Ancient Forests


There are majestic trees on this planet that have been standing for several generations. Along the West coast of North America, from California to British Columbia, lies one of the rarest ecosystems on Earth, the Ancient temperate rainforest. With trees like the Western Red Cedar and Douglas fir ranging from a few hundred to over a thousand years old, it is no wonder why they have been under attack by the logging industry. We need to ban the logging of the remaining Ancient forests of the Pacific Northwest in order to fight climate change, protect the overall health of the ecosystem, and maintain a vibrant tourism industry.

Ancient forests play an important role in the fight against climate change, as they are able to sequester carbon from the atmosphere.

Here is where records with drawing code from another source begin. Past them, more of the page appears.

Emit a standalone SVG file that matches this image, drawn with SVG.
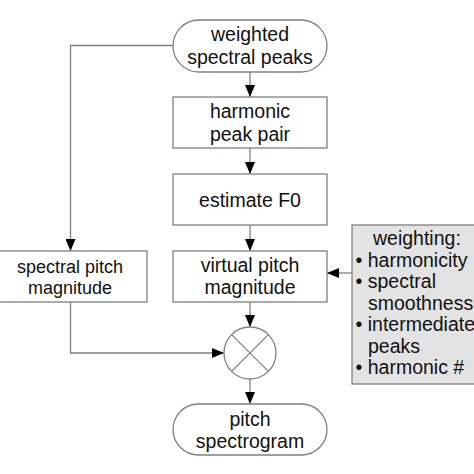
<svg xmlns="http://www.w3.org/2000/svg" width="474" height="474" viewBox="0 0 474 474">
<defs>
<style>
.box{fill:#fff;stroke:#808080;stroke-width:1.3}
.ln{fill:none;stroke:#808080;stroke-width:1.3}
.t{font-family:"Liberation Sans",Arial,sans-serif;font-size:19.5px;fill:#111;text-anchor:middle}
.ts{font-family:"Liberation Sans",Arial,sans-serif;font-size:18px;fill:#111;text-anchor:middle}
.tw{font-family:"Liberation Sans",Arial,sans-serif;font-size:19.5px;fill:#111}
</style>
<marker id="ah" viewBox="0 0 12 10" refX="12" refY="5" markerWidth="12" markerHeight="10" markerUnits="userSpaceOnUse" orient="auto">
<path d="M0,0 L12,5 L0,10 Z" fill="#000"/>
</marker>
</defs>
<rect width="474" height="474" fill="#fff"/>
<g id="connectors">
<line class="ln" x1="250" y1="72" x2="250" y2="97" marker-end="url(#ah)"/>
<line class="ln" x1="250" y1="148" x2="250" y2="174" marker-end="url(#ah)"/>
<line class="ln" x1="250" y1="225" x2="250" y2="251" marker-end="url(#ah)"/>
<line class="ln" x1="250" y1="302" x2="250" y2="327" marker-end="url(#ah)"/>
<line class="ln" x1="250" y1="379" x2="250" y2="404" marker-end="url(#ah)"/>
<polyline class="ln" points="173,45.5 70.5,45.5 70.5,251" marker-end="url(#ah)"/>
<polyline class="ln" points="70.5,302 70.5,353 224,353" marker-end="url(#ah)"/>
<line class="ln" x1="352" y1="273" x2="327" y2="273" marker-end="url(#ah)"/>
</g>
<g id="n_top">
<rect class="box" x="173" y="20" width="154" height="52" rx="26"/>
<text class="t" x="250" y="41">weighted</text>
<text class="t" x="250" y="64">spectral peaks</text>
</g>
<g id="n_harm">
<rect class="box" x="173" y="97" width="154" height="51"/>
<text class="t" x="250" y="118">harmonic</text>
<text class="t" x="250" y="141">peak pair</text>
</g>
<g id="n_f0">
<rect class="box" x="173" y="174" width="154" height="51"/>
<text class="t" x="250" y="206.5">estimate F0</text>
</g>
<g id="n_virt">
<rect class="box" x="173" y="251" width="154" height="51"/>
<text class="t" x="250" y="271.5">virtual pitch</text>
<text class="t" x="250" y="294">magnitude</text>
</g>
<g id="n_spec">
<rect class="box" x="-1" y="251" width="148" height="51"/>
<text class="ts" x="70" y="273">spectral pitch</text>
<text class="ts" x="70" y="293.5">magnitude</text>
</g>
<g id="n_mult">
<circle class="box" cx="250" cy="353" r="26"/>
<line class="ln" x1="231.6" y1="334.6" x2="268.4" y2="371.4"/>
<line class="ln" x1="268.4" y1="334.6" x2="231.6" y2="371.4"/>
</g>
<g id="n_out">
<rect class="box" x="173" y="404" width="154" height="51" rx="25.5"/>
<text class="t" x="250" y="425.5">pitch</text>
<text class="t" x="250" y="448">spectrogram</text>
</g>
<g id="n_weight">
<rect x="352" y="225" width="130" height="159" fill="#e3e3e3" stroke="#808080" stroke-width="1.3"/>
<text class="tw" x="373" y="245">weighting:</text>
<text class="tw" x="355.5" y="266.5">• harmonicity</text>
<text class="tw" x="355.5" y="288">• spectral</text>
<text class="tw" x="368" y="309.5">smoothness</text>
<text class="tw" x="355.5" y="331">• intermediate</text>
<text class="tw" x="368" y="352.5">peaks</text>
<text class="tw" x="355.5" y="374">• harmonic #</text>
</g>
</svg>
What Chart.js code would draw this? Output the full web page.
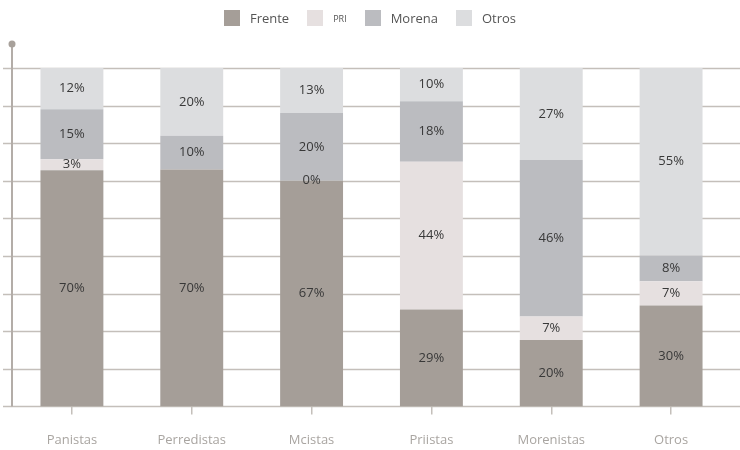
<!DOCTYPE html>
<html>
<head>
<meta charset="utf-8">
<script src="https://cdn.jsdelivr.net/npm/chart.js@4/dist/chart.umd.min.js"></script>
<style>
  html, body { margin: 0; padding: 0; background: #fff; }
  #wrap { position: relative; width: 740px; height: 450px; }
  #legend {
    position: absolute; top: 9px; left: 0; width: 740px;
    display: flex; justify-content: center; align-items: center;
    font-family: "Open Sans", sans-serif; font-size: 13px; color: #555;
  }
  #legend .item { display: flex; align-items: center; margin: 0 9px; }
  #legend .box { width: 16px; height: 16px; margin-right: 10px; }
  #legend .small { font-size: 9px; }
</style>
</head>
<body>
<div id="wrap">
  <canvas id="votosChart" width="740" height="450"></canvas>
  <div id="legend"></div>
</div>
<script>
const categorias = ['Panistas','Perredistas','Mcistas','Priistas','Morenistas','Otros'];
const frente  = [69.8, 70.0, 66.7, 28.6, 19.6, 29.8];
const pri     = [3.2,  null, 0,    43.7, 7.0,  7.2];
const morena  = [14.8, 10.0, 20.0, 17.9, 46.2, 7.6];
const otros   = [12.2, 20.0, 13.3, 9.8,  27.2, 55.4];

const series = ['Frente','PRI','Morena','Otros'];
const colores = ['#a59e98','#e6e0e0','#bbbcc0','#dcdddf'];

const lineColor = '#c4bfba';

// legend in html so PRI can be small like the original
const legend = document.getElementById('legend');
series.forEach((s, i) => {
  const item = document.createElement('div');
  item.className = 'item';
  item.innerHTML = '<div class="box" style="background:' + colores[i] + '"></div>' +
    '<span' + (s === 'PRI' ? ' class="small"' : '') + '>' + s + '</span>';
  legend.appendChild(item);
});

const gridPlugin = {
  id: 'gridPlugin',
  beforeDatasetsDraw(chart) {
    const ctx = chart.ctx;
    const area = chart.chartArea;
    const y = chart.scales.y;
    ctx.save();
    ctx.strokeStyle = lineColor;
    ctx.lineWidth = 1.5;
    y.ticks.forEach(t => {
      const py = Math.round(y.getPixelForValue(t.value)) + 0.5;
      ctx.beginPath();
      ctx.moveTo(3, py);
      ctx.lineTo(chart.width, py);
      ctx.stroke();
    });
    // vertical axis with dot on top
    ctx.strokeStyle = '#b3ada8';
    ctx.lineWidth = 2;
    ctx.beginPath();
    ctx.moveTo(area.left, 44);
    ctx.lineTo(area.left, y.getPixelForValue(0));
    ctx.stroke();
    ctx.fillStyle = '#a8a19b';
    ctx.beginPath();
    ctx.arc(area.left, 44, 3.5, 0, Math.PI * 2);
    ctx.fill();
    ctx.restore();
  }
};

const labelPlugin = {
  id: 'labelPlugin',
  afterDatasetsDraw(chart) {
    const ctx = chart.ctx;
    ctx.save();
    ctx.font = '13px "Open Sans", sans-serif';
    ctx.fillStyle = '#383838';
    ctx.textAlign = 'center';
    ctx.textBaseline = 'middle';
    chart.data.datasets.forEach((ds, i) => {
      chart.getDatasetMeta(i).data.forEach((bar, j) => {
        const v = ds.data[j];
        if (v === null) return;
        ctx.fillText(Math.round(v) + '%', bar.x, (bar.y + bar.base) / 2);
      });
    });
    ctx.restore();
  }
};

new Chart(document.getElementById('votosChart'), {
  type: 'bar',
  data: {
    labels: categorias,
    datasets: [
      { label: 'Frente', data: frente, backgroundColor: colores[0] },
      { label: 'PRI', data: pri, backgroundColor: colores[1] },
      { label: 'Morena', data: morena, backgroundColor: colores[2] },
      { label: 'Otros', data: otros, backgroundColor: colores[3] }
    ]
  },
  options: {
    responsive: false,
    animation: false,
    devicePixelRatio: 1,
    layout: { padding: { top: 68, left: 12, right: 9, bottom: -16 } },
    plugins: { legend: { display: false }, tooltip: { enabled: false } },
    datasets: { bar: { barPercentage: 0.525, categoryPercentage: 1 } },
    scales: {
      x: {
        stacked: true,
        border: { display: false },
        grid: { offset: false, drawOnChartArea: false, drawTicks: true, tickLength: 8, color: lineColor, lineWidth: 1.5 },
        ticks: { color: '#a9a5a1', padding: 18, font: { family: 'Open Sans', size: 13 } }
      },
      y: {
        stacked: true,
        display: false,
        min: 0,
        max: 100,
        ticks: { stepSize: 100 / 9 }
      }
    }
  },
  plugins: [gridPlugin, labelPlugin]
});
</script>
</body>
</html>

A key finding in a Sierra Club report states that “A 400 year old forest stand stored typically more than double the carbon stored by a 60 year old stand and the ability to recover carbon stores is limited for hundreds of years” (Sierra Club, 2009 p.20). This means that second growth forests cannot effectively recapture the amount of carbon lost in their lifetime. In British Columbia, logging has been responsible for emitting 370 million tonnes of carbon dioxide into the atmosphere, which is 5 times greater than the average annual emissions of the entire province (Sierra Club, 2009). By logging ancient forests, we are putting ourselves at a greater risk of reaching the tipping points in climate change, which will have worldwide catastrophic events. Along with being carbon sinks, these forests are also a home to other living creatures.

Old-growth forests are ecosystems full of biodiversity and interconnections, and logging needs to be stopped in order to protect this critical habitat. There are hundreds of species, such as the Northern Spotted Owl, that are dependent on Ancient forests for their home. Without this ecosystem, they are at a greater risk of extinction (Devall, 1994). Aside from mass extinction, there are other environmental problems caused by logging. In the book Clearcut , it is explained that “Logging and road building in this rugged terrain with heavy rainfall often causes erosion, landslides, damage to fish bearing streams, and soil degradation” (Devall, 1994). These problems make it increasingly difficult for new forests to regenerate quickly, and the overall integrity of the landscape is lost. Having an intact Ancient forest will keep the animals happy, but also the many communities that depend on them.

Ancient forests hold cultural significance and are a major part of a valuable tourism industry. In Clayoquot Sound, a biosphere reserve on Vancouver Island, it is said that “The logging zones encroach upon the scenic corridors and animal habitats required by tourism operators and prized by visitors around the world (Canada Newswire, 2009). By clear cutting the land, the aesthetic and cultural value of the area severely decreases. If you compare the economic benefits of tourism and forestry, it is clear that forestry is no match to what a standing ancient forest can provide for the community. In 1997, Tourism employed 125,900 people and Forestry 92,250. People travel from far and wide to see these big trees, and that will stop if logging does not.

We must realize and respect the intrinsic value of Ancient forests in order to work toward a sustainable future, protect the many species that are dependent on them, and protect our lives at home. Overall, these spectacular trees are worth far more standing than cut down.